Migration, Poverty, and Food


I arrived in Buffalo, NY, in August 2001, to go to graduate school. The first three days I spent at one of my professors’ apartment, a penthouse overlooking the impoverished Buffalo downtown. It struck me as a town of sharp contrasts and sharp winters. Nothing seemed to be in the middle, everything white or black, old, very rich and decaying or young and extremely poor. Where did I belong? I found out soon enough after learning about the many deductions from my $8,000 a year teaching assistant’s stipend.
            That first week, from my professor’s penthouse, I walked to a train station, six or seven blocks away. Used to living in Europe and walking downtown and pretty much everywhere—I didn't need a car in Europe and I couldn’t afford a car in the US—it didn’t bother me. What bothered me was the presence of extreme poverty just a block away from the fashionable area with interwar buildings inhabited by middle-class professionals.
            At a street corner, already in the “bad” area that as I learned later my colleagues who had cars avoided, there was a neighborhood food store owned by a Middle Eastern family. That was my first experience buying food in the United States. Everything was canned and dusty, the sloping floors were covered with ancient linoleum, the smell of some disinfectant detergent made me sneeze. In the end I picked up some cheese, wanting to reward my professor’s hospitality. I wanted to make an omelet. The cheese turned out to be Monterey Jack and, for my tastes at that time, uneatable. My professor, shocked yet amused, explained to me “what horrible things they were doing to cheese”—that’s how she put it—and then two days later took me shopping to a nice smelling shop with bright windows, a young good looking sales person, and carefully wrapped cheeses and jars of olives that cost as much as some of the books I needed to buy—another expense I had failed to calculate out of my meager TA paycheck.

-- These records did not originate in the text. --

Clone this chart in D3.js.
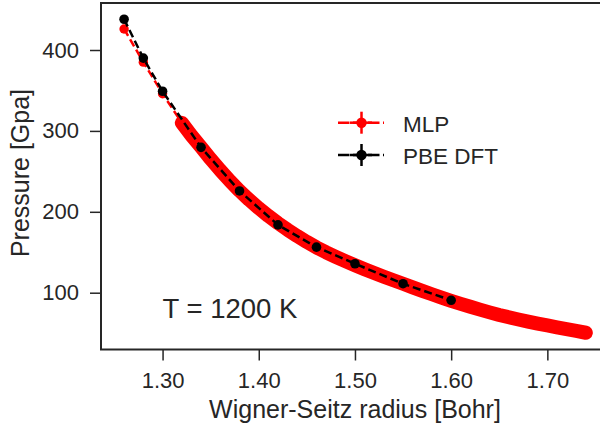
<!DOCTYPE html>
<html>
<head>
<meta charset="utf-8">
<script src="https://cdn.jsdelivr.net/npm/d3@7"></script>
<style>
  body { margin: 0; background: #fff; }
  svg { display: block; font-family: 'Liberation Sans', Arial, sans-serif; }
</style>
</head>
<body>
<div id="chart"></div>
<script>
// PBE DFT reference points
const dftRadius = [1.26, 1.28, 1.30, 1.34, 1.38, 1.42, 1.46, 1.50, 1.55, 1.60]
const dftPressure = [438, 390, 349, 279.7, 225.8, 183.8, 156.3, 135.8, 111.1, 90.6]

// MLP points (sparse start, then dense run)
const mlpRadius = [1.26, 1.28, 1.30,
  1.32, 1.33, 1.34, 1.35, 1.36, 1.37, 1.38, 1.39, 1.40, 1.41, 1.42, 1.43, 1.44, 1.45,
  1.46, 1.47, 1.48, 1.49, 1.50, 1.51, 1.52, 1.53, 1.54, 1.55, 1.56, 1.57, 1.58, 1.59,
  1.60, 1.61, 1.62, 1.63, 1.64, 1.65, 1.66, 1.67, 1.68, 1.69, 1.70, 1.71, 1.72, 1.73, 1.74]
const mlpPressure = [426, 385, 346,
  310, 294.4, 280, 265.2, 251.3, 238.2, 226.0, 214.8, 204.5, 194.9, 186.0, 177.7, 170.0, 162.8,
  156.0, 149.9, 144.3, 139.0, 134.0, 129.1, 124.4, 119.8, 115.4, 111.0, 106.6, 102.3, 98.1, 94.0,
  90.0, 86.2, 82.6, 79.1, 75.7, 72.5, 69.6, 66.9, 64.3, 61.8, 59.5, 57.2, 54.9, 52.7, 50.5]
const denseStart = 1.32

const xTicks = [1.30, 1.40, 1.50, 1.60, 1.70]
const yTicks = [100, 200, 300, 400]

const ink = '#262626'
const width = 600
const height = 425
const plot = {left: 101, right: 607, top: 3, bottom: 349.5}

const svg = d3.select('#chart').append('svg')
  .attr('width', width)
  .attr('height', height)

const xScale = d3.scaleLinear()
  .domain([1.236, 1.762])
  .range([plot.left, plot.right])
const yScale = d3.scaleLinear()
  .domain([29.8, 458.1])
  .range([plot.bottom, plot.top])

let mlp = mlpRadius.map((r, i) => ({x: r, y: mlpPressure[i]}))
let dft = dftRadius.map((r, i) => ({x: r, y: dftPressure[i]}))
let line = d3.line().x(d => xScale(d.x)).y(d => yScale(d.y))

// axes
let xaxis = svg.append('g')
  .attr('transform', `translate(0,${plot.bottom})`)
  .call(d3.axisBottom(xScale).tickValues(xTicks).tickFormat(d3.format('.2f')).tickSize(11).tickPadding(12))
let yaxis = svg.append('g')
  .attr('transform', `translate(${plot.left},0)`)
  .call(d3.axisLeft(yScale).tickValues(yTicks).tickSize(11).tickPadding(11))
;[xaxis, yaxis].forEach(a => {
  a.select('.domain').remove()
  a.selectAll('line').style('stroke', ink).style('stroke-width', 1.5)
  a.selectAll('text').style('fill', ink).style('font-size', '22px')
    .style('font-family', "'Liberation Sans', Arial, sans-serif")
})

// spines
svg.append('rect')
  .attr('x', plot.left)
  .attr('y', plot.top)
  .attr('width', plot.right - plot.left)
  .attr('height', plot.bottom - plot.top)
  .style('fill', 'none')
  .style('stroke', ink)
  .style('stroke-width', 2)

// MLP
svg.append('path')
  .datum(mlp)
  .attr('d', line)
  .style('fill', 'none')
  .style('stroke', 'red')
  .style('stroke-width', 2.5)
  .style('stroke-dasharray', '8,4')
svg.append('path')
  .datum(mlp.filter(d => d.x >= denseStart))
  .attr('d', line)
  .style('fill', 'none')
  .style('stroke', 'red')
  .style('stroke-width', 14)
  .style('stroke-linecap', 'round')
  .style('stroke-linejoin', 'round')
svg.append('g')
  .selectAll('circle')
  .data(mlp)
  .enter()
  .append('circle')
  .attr('r', 4.7)
  .attr('cx', d => xScale(d.x))
  .attr('cy', d => yScale(d.y))
  .style('fill', 'red')

// PBE DFT
svg.append('path')
  .datum(dft)
  .attr('d', line)
  .style('fill', 'none')
  .style('stroke', 'black')
  .style('stroke-width', 2.5)
  .style('stroke-dasharray', '8,4')
svg.append('g')
  .selectAll('circle')
  .data(dft)
  .enter()
  .append('circle')
  .attr('r', 4.8)
  .attr('cx', d => xScale(d.x))
  .attr('cy', d => yScale(d.y))
  .style('fill', 'black')

// labels
svg.append('text')
  .attr('x', 355)
  .attr('y', 418)
  .attr('text-anchor', 'middle')
  .style('font-size', '25px')
  .style('fill', ink)
  .text('Wigner-Seitz radius [Bohr]')
svg.append('text')
  .attr('transform', 'translate(29,173) rotate(-90)')
  .attr('text-anchor', 'middle')
  .style('font-size', '25px')
  .style('fill', ink)
  .text('Pressure [Gpa]')
svg.append('text')
  .attr('x', xScale(1.30))
  .attr('y', yScale(69))
  .style('font-size', '27.5px')
  .style('fill', ink)
  .text('T = 1200 K')

// legend
const legendItems = [{label: 'MLP', color: 'red', y: 122.7}, {label: 'PBE DFT', color: 'black', y: 155}]
let lg = svg.append('g')
legendItems.forEach(item => {
  lg.append('line')
    .attr('x1', 338).attr('x2', 384)
    .attr('y1', item.y).attr('y2', item.y)
    .style('stroke', item.color)
    .style('stroke-width', 2.5)
    .style('stroke-dasharray', '11.5,3.5')
  lg.append('line')
    .attr('x1', 350).attr('x2', 372)
    .attr('y1', item.y).attr('y2', item.y)
    .style('stroke', item.color)
    .style('stroke-width', 2.5)
  lg.append('line')
    .attr('x1', 361.5).attr('x2', 361.5)
    .attr('y1', item.y - 11).attr('y2', item.y + 11)
    .style('stroke', item.color)
    .style('stroke-width', 2.5)
  lg.append('circle')
    .attr('cx', 361.5).attr('cy', item.y)
    .attr('r', 5.2)
    .style('fill', item.color)
  lg.append('text')
    .attr('x', 403)
    .attr('y', item.y + 9)
    .style('font-size', '22.5px')
    .style('fill', ink)
    .text(item.label)
})
</script>
</body>
</html>
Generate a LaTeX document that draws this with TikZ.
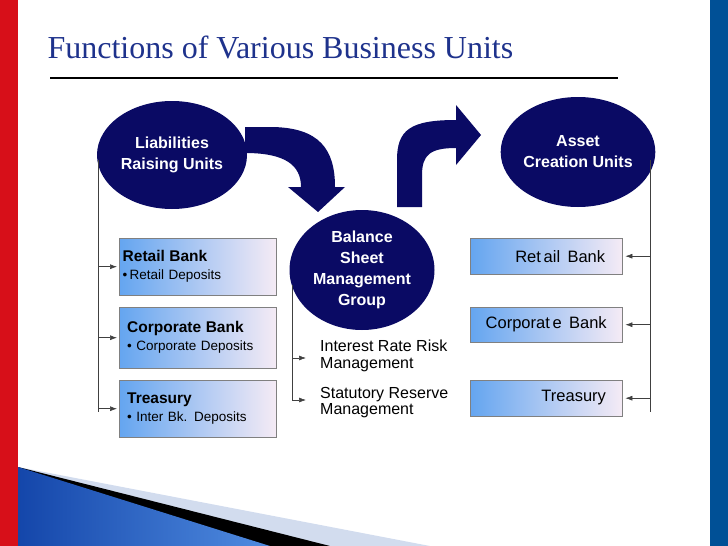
\documentclass[tikz,border=0pt]{standalone}
\usepackage{fontspec}
\setmainfont{Liberation Serif}
\setsansfont{Liberation Sans}
\usetikzlibrary{shapes.geometric, arrows.meta, positioning}
\definecolor{navyunit}{RGB}{10, 10, 100}
\definecolor{titleblue}{RGB}{30, 50, 140}
\definecolor{boxblue}{RGB}{100, 165, 240}
\definecolor{boxpink}{RGB}{245, 235, 245}
\definecolor{sidered}{RGB}{215, 15, 25}
\definecolor{sideblue}{RGB}{0, 80, 150}
\definecolor{swooshdark}{RGB}{20, 70, 170}
\definecolor{swooshlight}{RGB}{80, 140, 225}
\definecolor{swooshgray}{RGB}{210, 220, 238}

\begin{document}
\begin{tikzpicture}[x=1pt, y=-1pt,
    unit/.style={ellipse, fill=navyunit, text=white, font=\sffamily\bfseries\fontsize{16}{21}\selectfont,
                 align=center, inner sep=0pt},
    leftbox/.style={draw=gray, left color=boxblue, right color=boxpink, minimum width=157pt,
                    text width=150pt, inner xsep=3pt, anchor=north west, align=left,
                    font=\sffamily\fontsize{13.5}{18}\selectfont},
    rightbox/.style={draw=gray, left color=boxblue, right color=boxpink, minimum width=152pt,
                     anchor=north west, font=\sffamily\fontsize{16.5}{18}\selectfont},
    mgmt/.style={anchor=north west, align=left, inner sep=0pt, font=\sffamily\fontsize{16}{16.5}\selectfont},
    link/.style={-{Latex[length=7pt, width=5pt]}, line width=0.6pt, color=black!75},
    stem/.style={line width=0.6pt, color=black!75},
]
    \useasboundingbox (0,0) rectangle (728,546);
    % Frame
    \fill[sidered] (0,0) rectangle (18,546);
    \fill[sideblue] (710,0) rectangle (728,546);
    \fill[swooshgray] (18,467) -- (430,546) -- (18,546) -- cycle;
    \fill[black] (18,467) -- (330,546) -- (18,546) -- cycle;
    \shade[left color=swooshdark, right color=swooshlight] (18,467) -- (270,546) -- (18,546) -- cycle;
    \node[anchor=west, text=titleblue, font=\fontsize{32}{36}\selectfont] (title) at (44,47) {Functions of Various Business Units};
    \draw[line width=2pt] (50,78) -- (618,78);

    % Units
    \node[unit, minimum width=150pt, minimum height=108pt] (liab) at (172,155) {Liabilities\\Raising Units};
    \node[unit, minimum width=144pt, minimum height=110pt] (asset) at (578,152) {Asset\\Creation Units};
    \node[unit, minimum width=145pt, minimum height=120pt] (bsm) at (362,270) {Balance\\Sheet\\Management\\Group};

    % Curved arrows
    \fill[navyunit] (245,127) -- (270,127) .. controls (320,127) and (335,150) .. (335,187)
        -- (345,187) -- (318,212) -- (288,187) -- (301,187) .. controls (301,165) and (285,153) .. (245,153) -- cycle;
    \fill[navyunit] (397,207) -- (397,160) .. controls (397,130) and (410,120) .. (456,120)
        -- (456,105) -- (481,135) -- (456,165) -- (456,148) .. controls (430,148) and (422,155) .. (422,175)
        -- (422,207) -- cycle;

    % Liability boxes
    \node[leftbox, minimum height=57pt] (lretail) at (119,238) {\textbf{\fontsize{15.5}{18}\selectfont Retail Bank}\\\textbullet\,Retail Deposits};
    \node[leftbox, minimum height=61pt] (lcorp) at (119,307) {\textbf{\fontsize{15.5}{18}\selectfont\ Corporate Bank}\\\ \textbullet\ Corporate Deposits};
    \node[leftbox, minimum height=57pt] (ltreas) at (119,380) {\textbf{\fontsize{15.5}{18}\selectfont\ Treasury}\\\ \textbullet\ Inter Bk. Deposits};

    % Asset boxes
    \node[rightbox, minimum height=36pt] (rretail) at (470,238) {\hspace{28pt}Ret\,ail \,Bank};
    \node[rightbox, minimum height=35pt] (rcorp) at (470,307) {Corporat\,e \,Bank};
    \node[rightbox, minimum height=36pt] (rtreas) at (470,380) {\hspace{55pt}\raisebox{5pt}{Treasury}};

    % Management texts
    \node[mgmt] (irr) at (320,340) {Interest Rate Risk\\Management};
    \node[mgmt] (srm) at (320,387) {Statutory Reserve\\Management};

    % Connectors
    \coordinate (lspine) at (98,160);
    \coordinate (rspine) at (650,160);
    \coordinate (mspine) at (292,285);
    \draw[stem] (lspine) -- (98,412);
    \draw[stem] (rspine) -- (650,412);
    \draw[stem] (mspine) -- (292,400);
    \foreach \b in {lretail, lcorp, ltreas}
        \draw[link] (lspine |- \b.west) -- ([xshift=-2pt]\b.west);
    \foreach \b in {rretail, rcorp, rtreas}
        \draw[link] (rspine |- \b.east) -- ([xshift=3pt]\b.east);
    \draw[link] (292,358) -- (306,358);
    \draw[link] (292,400) -- (306,400);
\end{tikzpicture}
\end{document}
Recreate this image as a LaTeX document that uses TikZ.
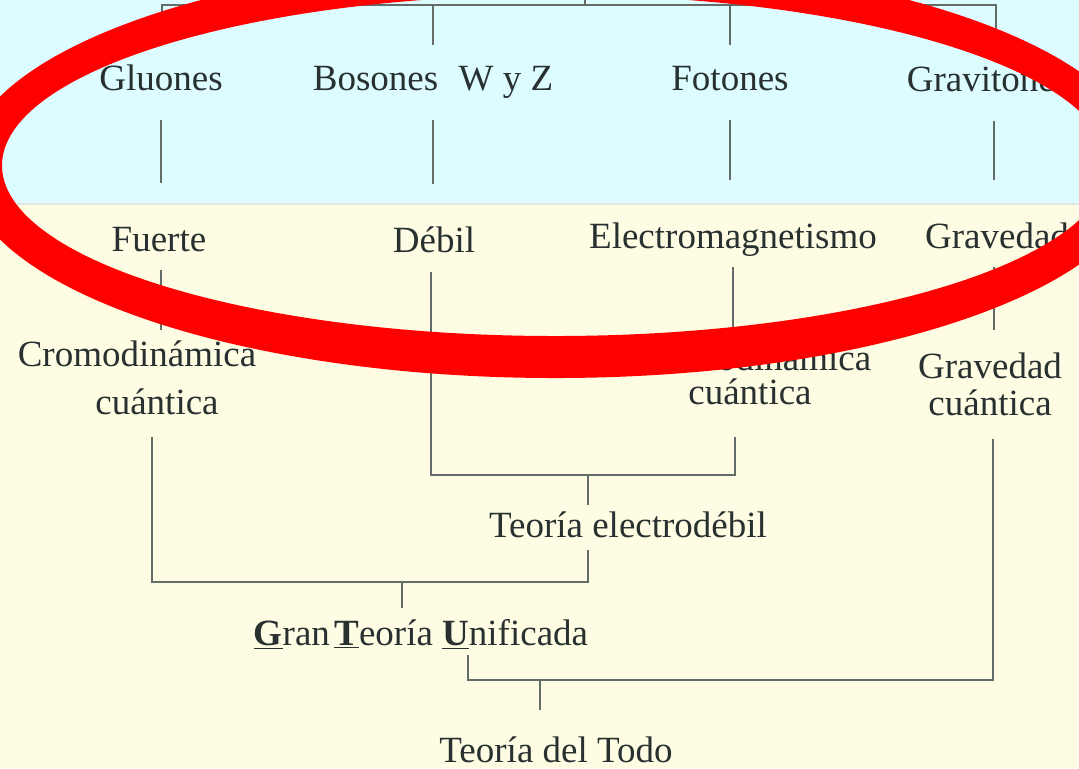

            Then I found a room in a house and I started cooking at home. I dreaded the foreignness of it all. Everything tasted different, even the milk: whether Vitamin D enhanced or the simple 2%, it tasted as if it had been made out of powdered milk, not as if it came from a cow. Bread was different too—either the prohibitively expensive baguettes or the prepackaged stuff, which I once tried to eat untoasted and regretted it. Why did bread have to be sweet? Where were the regular bakeries that poor people could afford, so that they could eat bread, real bread with crust and middle, and not… and not… this? And why were tomatoes so expensive—that was poor people’s food back in Romania, everyone had tomatoes, with everything, they were cheap, you could grow them in your backyard—and why, and why please someone tell me, even when these tomatoes were so expensive, why is it that they didn’t have any taste, just a pale color and a slippery yet hard texture that made me think of seafood?
            And why did it bother me so much?
            “But of course,” an anthropology professor said to me, “it’s normal, it’s food, the ground of your identity.” I thought about this for a long time.